Continental fragments with Australian or Gondwanan affinities are widely distributed in eastern Indonesia. The Banggai-Sula microcontinent (BSM) is one of the most notable examples. Previous studies have correlated BSM with Papua and New Guinea based on similarities in pre-Cretaceous stratigraphy overlying Paleozoic basement rocks (e.g. Pigram and Panggabean, 1984; Garrard et al., 1988). More recent studies suggest that BSM was part of the extended Australian continental crust (Sula Spur) (Hall, 2009). While the Mesozoic and Cenozoic histories of BSM have been extensively studied, its Paleozoic geological history remains underexplored. This study investigates metamorphic rocks of western BSM, using petrography, mineral chemistry, and U-Th-Pb monazite geochronology to reconstruct metamorphic evolution and identify tectonic events related to Paleozoic and earlier history of BSM.
Field observation and petrographic analysis reveal distinct basement rock distributions across the region. In Banggai Island, Grt-And-Bt-Ms schist with relict staurolite is found in the south, while granites dominate the north. In Peleng Island, the St-bearing Grt-Bt-Ms schist occurs in the west and the Grt-Sil-Bt augen gneiss in the central region. In Banggai Island, the timing of peak metamorphism of 395±9.6 Ma is defined by U-Th-Pb monazite geochronology from low-Y monazite rims in the Grt-And-Bt-Ms schist. On the west of Peleng Island, the peak metamorphism, based on low-Y monazite rims of St-bearing Grt-Bt-Ms schist, has a mean age of 407±7.8 Ma. Monazites from granitoids yield a mean age of 244±2 Ma, suggesting that metamorphism was regional and unrelated to granitoid intrusions. Additionally, in the central Peleng Island, preliminary U-Pb zircon dating of zircon rims in the garnet-sillimanite-biotite augen gneiss provides a metamorphic age of 1508±18 Ma.

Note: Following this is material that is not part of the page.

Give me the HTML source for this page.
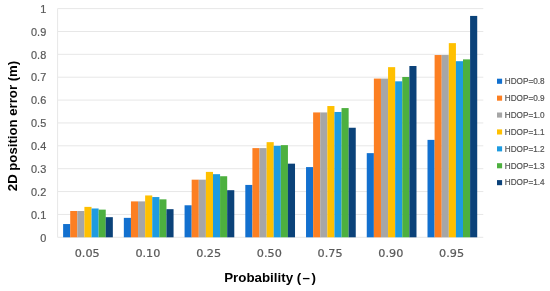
<!DOCTYPE html>
<html><head><meta charset="utf-8"><style>
html,body{margin:0;padding:0;background:#fff;}
svg{display:block;}
.g{stroke:#e7e7e7;stroke-width:1;}
.yl{font-family:"Liberation Sans",Arial,sans-serif;font-size:10.9px;fill:#585858;stroke:#585858;stroke-width:0.2px;text-anchor:end;}
.xl{font-family:"DejaVu Sans",Verdana,sans-serif;font-size:10.2px;fill:#5a5a5a;stroke:#5a5a5a;stroke-width:0.2px;text-anchor:middle;}
.lg{font-family:"Liberation Sans",Arial,sans-serif;font-size:8.7px;fill:#525252;stroke:#525252;stroke-width:0.2px;}
.t{font-family:"Liberation Sans",Arial,sans-serif;font-size:13.33px;font-weight:bold;fill:#000;}
</style></head><body>
<svg width="550" height="291" viewBox="0 0 550 291">
<rect width="550" height="291" fill="#fff"/>
<line x1="57.6" y1="237.3" x2="483.3" y2="237.3" class="g"/>
<line x1="57.6" y1="214.43" x2="483.3" y2="214.43" class="g"/>
<line x1="57.6" y1="191.56" x2="483.3" y2="191.56" class="g"/>
<line x1="57.6" y1="168.69" x2="483.3" y2="168.69" class="g"/>
<line x1="57.6" y1="145.82" x2="483.3" y2="145.82" class="g"/>
<line x1="57.6" y1="122.95" x2="483.3" y2="122.95" class="g"/>
<line x1="57.6" y1="100.08" x2="483.3" y2="100.08" class="g"/>
<line x1="57.6" y1="77.21" x2="483.3" y2="77.21" class="g"/>
<line x1="57.6" y1="54.34" x2="483.3" y2="54.34" class="g"/>
<line x1="57.6" y1="31.47" x2="483.3" y2="31.47" class="g"/>
<line x1="57.6" y1="8.6" x2="483.3" y2="8.6" class="g"/>
<line x1="57.6" y1="8.6" x2="57.6" y2="237.3" class="g"/>
<rect x="63.12" y="224.04" width="7.12" height="13.26" fill="#1270cf"/>
<rect x="70.22" y="211" width="7.12" height="26.3" fill="#fc7f22"/>
<rect x="77.31" y="211" width="7.12" height="26.3" fill="#a6a6a6"/>
<rect x="84.41" y="206.88" width="7.12" height="30.42" fill="#ffc000"/>
<rect x="91.52" y="208.48" width="7.12" height="28.82" fill="#1e9be0"/>
<rect x="98.62" y="209.63" width="7.12" height="27.67" fill="#4db03f"/>
<rect x="105.72" y="217.17" width="7.12" height="20.13" fill="#0b4279"/>
<rect x="123.84" y="217.86" width="7.12" height="19.44" fill="#1270cf"/>
<rect x="130.94" y="201.39" width="7.12" height="35.91" fill="#fc7f22"/>
<rect x="138.04" y="201.39" width="7.12" height="35.91" fill="#a6a6a6"/>
<rect x="145.14" y="195.45" width="7.12" height="41.85" fill="#ffc000"/>
<rect x="152.25" y="197.05" width="7.12" height="40.25" fill="#1e9be0"/>
<rect x="159.34" y="199.34" width="7.12" height="37.96" fill="#4db03f"/>
<rect x="166.44" y="209.17" width="7.12" height="28.13" fill="#0b4279"/>
<rect x="184.57" y="205.28" width="7.12" height="32.02" fill="#1270cf"/>
<rect x="191.67" y="179.67" width="7.12" height="57.63" fill="#fc7f22"/>
<rect x="198.77" y="179.67" width="7.12" height="57.63" fill="#a6a6a6"/>
<rect x="205.88" y="171.89" width="7.12" height="65.41" fill="#ffc000"/>
<rect x="212.97" y="174.18" width="7.12" height="63.12" fill="#1e9be0"/>
<rect x="220.07" y="176.24" width="7.12" height="61.06" fill="#4db03f"/>
<rect x="227.17" y="190.19" width="7.12" height="47.11" fill="#0b4279"/>
<rect x="245.31" y="184.93" width="7.12" height="52.37" fill="#1270cf"/>
<rect x="252.41" y="148.11" width="7.12" height="89.19" fill="#fc7f22"/>
<rect x="259.5" y="148.11" width="7.12" height="89.19" fill="#a6a6a6"/>
<rect x="266.61" y="142.16" width="7.12" height="95.14" fill="#ffc000"/>
<rect x="273.7" y="145.82" width="7.12" height="91.48" fill="#1e9be0"/>
<rect x="280.81" y="145.13" width="7.12" height="92.17" fill="#4db03f"/>
<rect x="287.9" y="163.66" width="7.12" height="73.64" fill="#0b4279"/>
<rect x="306.03" y="167.09" width="7.12" height="70.21" fill="#1270cf"/>
<rect x="313.13" y="112.43" width="7.12" height="124.87" fill="#fc7f22"/>
<rect x="320.23" y="112.43" width="7.12" height="124.87" fill="#a6a6a6"/>
<rect x="327.33" y="106.03" width="7.12" height="131.27" fill="#ffc000"/>
<rect x="334.43" y="111.97" width="7.12" height="125.33" fill="#1e9be0"/>
<rect x="341.53" y="108.08" width="7.12" height="129.22" fill="#4db03f"/>
<rect x="348.63" y="127.75" width="7.12" height="109.55" fill="#0b4279"/>
<rect x="366.76" y="153.14" width="7.12" height="84.16" fill="#1270cf"/>
<rect x="373.87" y="78.58" width="7.12" height="158.72" fill="#fc7f22"/>
<rect x="380.96" y="78.58" width="7.12" height="158.72" fill="#a6a6a6"/>
<rect x="388.06" y="67.15" width="7.12" height="170.15" fill="#ffc000"/>
<rect x="395.16" y="81.33" width="7.12" height="155.97" fill="#1e9be0"/>
<rect x="402.26" y="76.98" width="7.12" height="160.32" fill="#4db03f"/>
<rect x="409.37" y="66" width="7.12" height="171.3" fill="#0b4279"/>
<rect x="427.5" y="139.87" width="7.12" height="97.43" fill="#1270cf"/>
<rect x="434.6" y="55.03" width="7.12" height="182.27" fill="#fc7f22"/>
<rect x="441.69" y="55.03" width="7.12" height="182.27" fill="#a6a6a6"/>
<rect x="448.8" y="43.13" width="7.12" height="194.17" fill="#ffc000"/>
<rect x="455.89" y="61.2" width="7.12" height="176.1" fill="#1e9be0"/>
<rect x="463" y="59.37" width="7.12" height="177.93" fill="#4db03f"/>
<rect x="470.1" y="15.92" width="7.12" height="221.38" fill="#0b4279"/>
<text x="46.2" y="241.5" class="yl">0</text>
<text x="46.2" y="218.63" class="yl">0.1</text>
<text x="46.2" y="195.76" class="yl">0.2</text>
<text x="46.2" y="172.89" class="yl">0.3</text>
<text x="46.2" y="150.02" class="yl">0.4</text>
<text x="46.2" y="127.15" class="yl">0.5</text>
<text x="46.2" y="104.28" class="yl">0.6</text>
<text x="46.2" y="81.41" class="yl">0.7</text>
<text x="46.2" y="58.54" class="yl">0.8</text>
<text x="46.2" y="35.67" class="yl">0.9</text>
<text x="46.2" y="12.8" class="yl">1</text>
<text transform="translate(87.17,257) scale(1.1,1)" class="xl">0.05</text>
<text transform="translate(147.89,257) scale(1.1,1)" class="xl">0.10</text>
<text transform="translate(208.62,257) scale(1.1,1)" class="xl">0.25</text>
<text transform="translate(269.35,257) scale(1.1,1)" class="xl">0.50</text>
<text transform="translate(330.08,257) scale(1.1,1)" class="xl">0.75</text>
<text transform="translate(390.81,257) scale(1.1,1)" class="xl">0.90</text>
<text transform="translate(451.55,257) scale(1.1,1)" class="xl">0.95</text>
<rect x="497" y="78.7" width="5.1" height="5.1" fill="#1270cf"/>
<text transform="translate(504.8,84) scale(0.94,1)" class="lg">HDOP=0.8</text>
<rect x="497" y="95.6" width="5.1" height="5.1" fill="#fc7f22"/>
<text transform="translate(504.8,100.9) scale(0.94,1)" class="lg">HDOP=0.9</text>
<rect x="497" y="112.5" width="5.1" height="5.1" fill="#a6a6a6"/>
<text transform="translate(504.8,117.8) scale(0.94,1)" class="lg">HDOP=1.0</text>
<rect x="497" y="129.4" width="5.1" height="5.1" fill="#ffc000"/>
<text transform="translate(504.8,134.7) scale(0.94,1)" class="lg">HDOP=1.1</text>
<rect x="497" y="146.3" width="5.1" height="5.1" fill="#1e9be0"/>
<text transform="translate(504.8,151.6) scale(0.94,1)" class="lg">HDOP=1.2</text>
<rect x="497" y="163.2" width="5.1" height="5.1" fill="#4db03f"/>
<text transform="translate(504.8,168.5) scale(0.94,1)" class="lg">HDOP=1.3</text>
<rect x="497" y="180.1" width="5.1" height="5.1" fill="#0b4279"/>
<text transform="translate(504.8,185.4) scale(0.94,1)" class="lg">HDOP=1.4</text>
<text x="224.2" y="282" class="t">Probability <tspan letter-spacing="1.4">(–</tspan>)</text>
<text transform="translate(16.6,126) rotate(-90)" class="t" style="font-size:13.2px" text-anchor="middle">2D position error (m)</text>
</svg>
</body></html>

Based on petrographic observations and mineral chemistry, metamorphic P-T condition is estimated using conventional thermobarometers (Holdaway, 2000; 2001; Wu and Zhao, 2006; 2015; Wu, 2018). The peak Silurian-Devonian metamorphism, characterized by equilibrium assemblage St + Grt + Bt + Ms + Qz ± Pl, occurred at 503–620°C and 0.65–0.76 GPa. This was followed by decompression into the andalusite stability field (477–598°C, 0.11–0.23 GPa), with Grt + And + Bt + Ms + Qz ± Pl as equilibrium assemblages. The presence of staurolite inclusion in andalusite from the Grt-And-Bt-Ms schist on Banggai Island supports this transition. Sector-zoned garnet grains in both staurolite-bearing pelitic rocks also indicate multiple stages of garnet growth during prograde metamorphism. In contrast, garnets in Grt-Sil augen gneiss are homogenous except near the rims. The peak condition of Mesoproterozoic metamorphism, characterized by Grt + Sil + Bt + Kfs + Pl + Qz as equilibrium assemblages, is estimated at 578–648°C, 0.40–0.61 GPa.
The basement rocks of BSM are often linked with the Kemum Basement High in the Bird’s Head region of Papua, which records metamorphism that can be tentatively correlated with two phases of magmatic activity in the Devonian–Carboniferous and the Permian–Triassic periods (Jost et al., 2018; 2021). However, this study shows that the basement rocks of BSM underwent Mesoproterozoic and Silurian-Devonian metamorphism, followed by Triassic granite intrusions. Early Paleozoic igneous activity and metamorphism have also been reported from the Semitau Block in Borneo (Zhu et al., 2022) and other parts of Southeast Asia, reflecting the configuration of continental fragments along northern Gondwana due to Proto-Tethys Ocean subduction (e.g., Wang et al., 2021; Cawood et al., 2021). The Silurian–Devonian metamorphism in the Banggai-Sula microcontinent may represent the eastern continuation of this tectonic event. Further discussion on the protolith and origin of the BSM basement rocks will be included in the presentation, along with additional U–Pb zircon data.